— begin MATERIAL PROVIDED —

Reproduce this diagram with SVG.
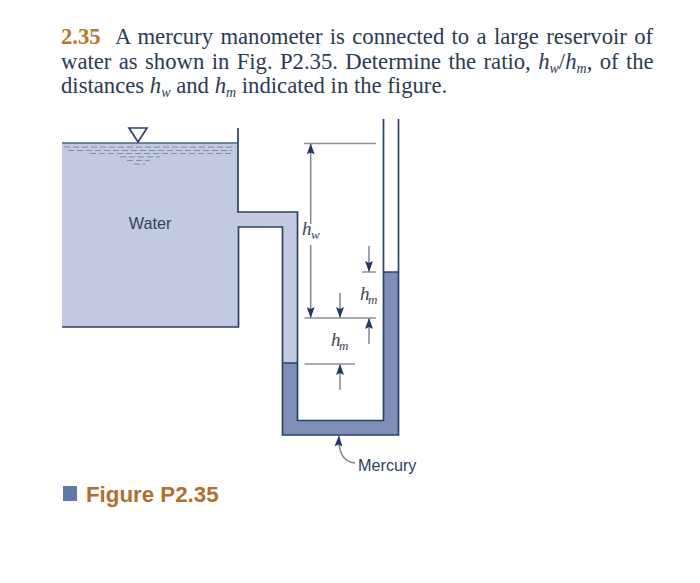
<svg xmlns="http://www.w3.org/2000/svg" width="700" height="583" viewBox="0 0 700 583">
<style>
.t{font-family:"Liberation Serif","Times New Roman",serif;font-size:22.7px;fill:#2b3a52}
.i{font-style:italic}
.sub{font-style:italic;font-size:14px}
.lab{font-family:"Liberation Sans",Arial,sans-serif;font-size:16.200px;fill:#2f4263}
.w{stroke:#2b4268;stroke-width:1.700;fill:none}
.d{stroke:#8b929c;stroke-width:1.500;fill:none}
.v{stroke:#7f8791;stroke-width:1.500;fill:none}
.h{font-family:"Liberation Serif",serif;font-style:italic;font-size:19px;fill:#3b4656}
.hs{font-family:"Liberation Serif",serif;font-style:italic;font-size:13px;fill:#3b4656}
.dash{stroke:#7f8ba8;stroke-width:1.200;stroke-dasharray:6 3;fill:none}
</style>
<defs>
<marker id="a" markerUnits="userSpaceOnUse" markerWidth="11" markerHeight="8" refX="10.500" refY="4" orient="auto" viewBox="0 0 11 8"><path d="M11 4 L0 8 L2 4 L0 0 Z" fill="#1f3a60"/></marker>
</defs>
<rect width="700" height="583" fill="#fff"/>
<g id="problem-text">
<text class="t" x="61" y="44" style="fill:#b5762f;font-weight:bold">2.35</text>
<text class="t" x="115" y="44" word-spacing="1.670">A mercury manometer is connected to a large reservoir of</text>
<text class="t" x="61" y="69" word-spacing="1.700">water as shown in Fig. P2.35. Determine the ratio, <tspan class="i">h</tspan><tspan class="sub" dy="4">w</tspan><tspan dy="-4">/</tspan><tspan class="i">h</tspan><tspan class="sub" dy="4">m</tspan><tspan dy="-4">, of the</tspan></text>
<text class="t" x="61" y="93">distances <tspan class="i">h</tspan><tspan class="sub" dy="4">w</tspan><tspan dy="-4"> and </tspan><tspan class="i">h</tspan><tspan class="sub" dy="4">m</tspan><tspan dy="-4"> indicated in the figure.</tspan></text>
</g>
<g id="reservoir">
<path d="M62 143H238V212H297V363H282V227H238V327H62Z" fill="#c3c9e0"/>
<path class="dash" d="M64 147H236M68 150.500H232M90 153.500H232M120 157H160M127 160.500H150M134 164H145"/>
<path d="M62 143H238" stroke="#4a6288" stroke-width="1.500"/>
<path class="w" d="M238 128V212H297.500V363M282.500 363V227H238.500V327H62"/>
<path d="M129 128H147L138 142Z" fill="#fff" stroke="#2b4268" stroke-width="1.700"/>
<text class="lab" x="150" y="229" text-anchor="middle">Water</text>
</g>
<g id="manometer">
<path d="M282.500 363H297.500V420.500H383.500V272H398.500V435H282.500Z" fill="#7d8fb6"/>
<path class="w" d="M297.500 363V420.500H383.500V119M398.500 119V435H282.500V363"/>
<path d="M282.500 363H297.500M383.500 272H398.500" stroke="#2b4268" stroke-width="1.500"/>
</g>
<g id="connectors">
<path class="d" d="M304 143.500H376M304.500 318H376M304.500 364H355M362 272H376"/>
<path class="v" d="M310.700 224V144" marker-end="url(#a)"/>
<path class="v" d="M310.700 245V317.500" marker-end="url(#a)"/>
<path class="v" d="M340 293V317.500" marker-end="url(#a)"/>
<path class="v" d="M340 390V364.500" marker-end="url(#a)"/>
<path class="v" d="M369 246V271.500" marker-end="url(#a)"/>
<path class="v" d="M369 344V318.500" marker-end="url(#a)"/>
<path class="v" d="M355 463C345 462 338 455 339 436" marker-end="url(#a)"/>
</g>
<g id="labels">
<text class="h" x="302" y="235">h</text><text class="hs" x="311" y="239">w</text>
<text class="h" x="360" y="300">h</text><text class="hs" x="368" y="304">m</text>
<text class="h" x="331" y="346">h</text><text class="hs" x="339" y="350">m</text>
<text class="lab" x="358" y="471">Mercury</text>
</g>
<g id="caption">
<rect x="63" y="486" width="14" height="15" fill="#5f7aa8"/>
<text x="86" y="502" font-family="Liberation Sans,Arial,sans-serif" font-size="22.300" font-weight="bold" fill="#b0702c">Figure P2.35</text>
</g>
</svg>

— end MATERIAL PROVIDED —

# [GIVEN INSTRUCTION]
Make an exact reproduction of the listing above, without any pictures.

# [EXERCISE OUTPUT]
Reproduce this diagram with SVG.
<svg xmlns="http://www.w3.org/2000/svg" width="700" height="583" viewBox="0 0 700 583">
<style>
.t{font-family:"Liberation Serif","Times New Roman",serif;font-size:22.7px;fill:#2b3a52}
.i{font-style:italic}
.sub{font-style:italic;font-size:14px}
.lab{font-family:"Liberation Sans",Arial,sans-serif;font-size:16.200px;fill:#2f4263}
.w{stroke:#2b4268;stroke-width:1.700;fill:none}
.d{stroke:#8b929c;stroke-width:1.500;fill:none}
.v{stroke:#7f8791;stroke-width:1.500;fill:none}
.h{font-family:"Liberation Serif",serif;font-style:italic;font-size:19px;fill:#3b4656}
.hs{font-family:"Liberation Serif",serif;font-style:italic;font-size:13px;fill:#3b4656}
.dash{stroke:#7f8ba8;stroke-width:1.200;stroke-dasharray:6 3;fill:none}
</style>
<defs>
<marker id="a" markerUnits="userSpaceOnUse" markerWidth="11" markerHeight="8" refX="10.500" refY="4" orient="auto" viewBox="0 0 11 8"><path d="M11 4 L0 8 L2 4 L0 0 Z" fill="#1f3a60"/></marker>
</defs>
<rect width="700" height="583" fill="#fff"/>
<g id="problem-text">
<text class="t" x="61" y="44" style="fill:#b5762f;font-weight:bold">2.35</text>
<text class="t" x="115" y="44" word-spacing="1.670">A mercury manometer is connected to a large reservoir of</text>
<text class="t" x="61" y="69" word-spacing="1.700">water as shown in Fig. P2.35. Determine the ratio, <tspan class="i">h</tspan><tspan class="sub" dy="4">w</tspan><tspan dy="-4">/</tspan><tspan class="i">h</tspan><tspan class="sub" dy="4">m</tspan><tspan dy="-4">, of the</tspan></text>
<text class="t" x="61" y="93">distances <tspan class="i">h</tspan><tspan class="sub" dy="4">w</tspan><tspan dy="-4"> and </tspan><tspan class="i">h</tspan><tspan class="sub" dy="4">m</tspan><tspan dy="-4"> indicated in the figure.</tspan></text>
</g>
<g id="reservoir">
<path d="M62 143H238V212H297V363H282V227H238V327H62Z" fill="#c3c9e0"/>
<path class="dash" d="M64 147H236M68 150.500H232M90 153.500H232M120 157H160M127 160.500H150M134 164H145"/>
<path d="M62 143H238" stroke="#4a6288" stroke-width="1.500"/>
<path class="w" d="M238 128V212H297.500V363M282.500 363V227H238.500V327H62"/>
<path d="M129 128H147L138 142Z" fill="#fff" stroke="#2b4268" stroke-width="1.700"/>
<text class="lab" x="150" y="229" text-anchor="middle">Water</text>
</g>
<g id="manometer">
<path d="M282.500 363H297.500V420.500H383.500V272H398.500V435H282.500Z" fill="#7d8fb6"/>
<path class="w" d="M297.500 363V420.500H383.500V119M398.500 119V435H282.500V363"/>
<path d="M282.500 363H297.500M383.500 272H398.500" stroke="#2b4268" stroke-width="1.500"/>
</g>
<g id="connectors">
<path class="d" d="M304 143.500H376M304.500 318H376M304.500 364H355M362 272H376"/>
<path class="v" d="M310.700 224V144" marker-end="url(#a)"/>
<path class="v" d="M310.700 245V317.500" marker-end="url(#a)"/>
<path class="v" d="M340 293V317.500" marker-end="url(#a)"/>
<path class="v" d="M340 390V364.500" marker-end="url(#a)"/>
<path class="v" d="M369 246V271.500" marker-end="url(#a)"/>
<path class="v" d="M369 344V318.500" marker-end="url(#a)"/>
<path class="v" d="M355 463C345 462 338 455 339 436" marker-end="url(#a)"/>
</g>
<g id="labels">
<text class="h" x="302" y="235">h</text><text class="hs" x="311" y="239">w</text>
<text class="h" x="360" y="300">h</text><text class="hs" x="368" y="304">m</text>
<text class="h" x="331" y="346">h</text><text class="hs" x="339" y="350">m</text>
<text class="lab" x="358" y="471">Mercury</text>
</g>
<g id="caption">
<rect x="63" y="486" width="14" height="15" fill="#5f7aa8"/>
<text x="86" y="502" font-family="Liberation Sans,Arial,sans-serif" font-size="22.300" font-weight="bold" fill="#b0702c">Figure P2.35</text>
</g>
</svg>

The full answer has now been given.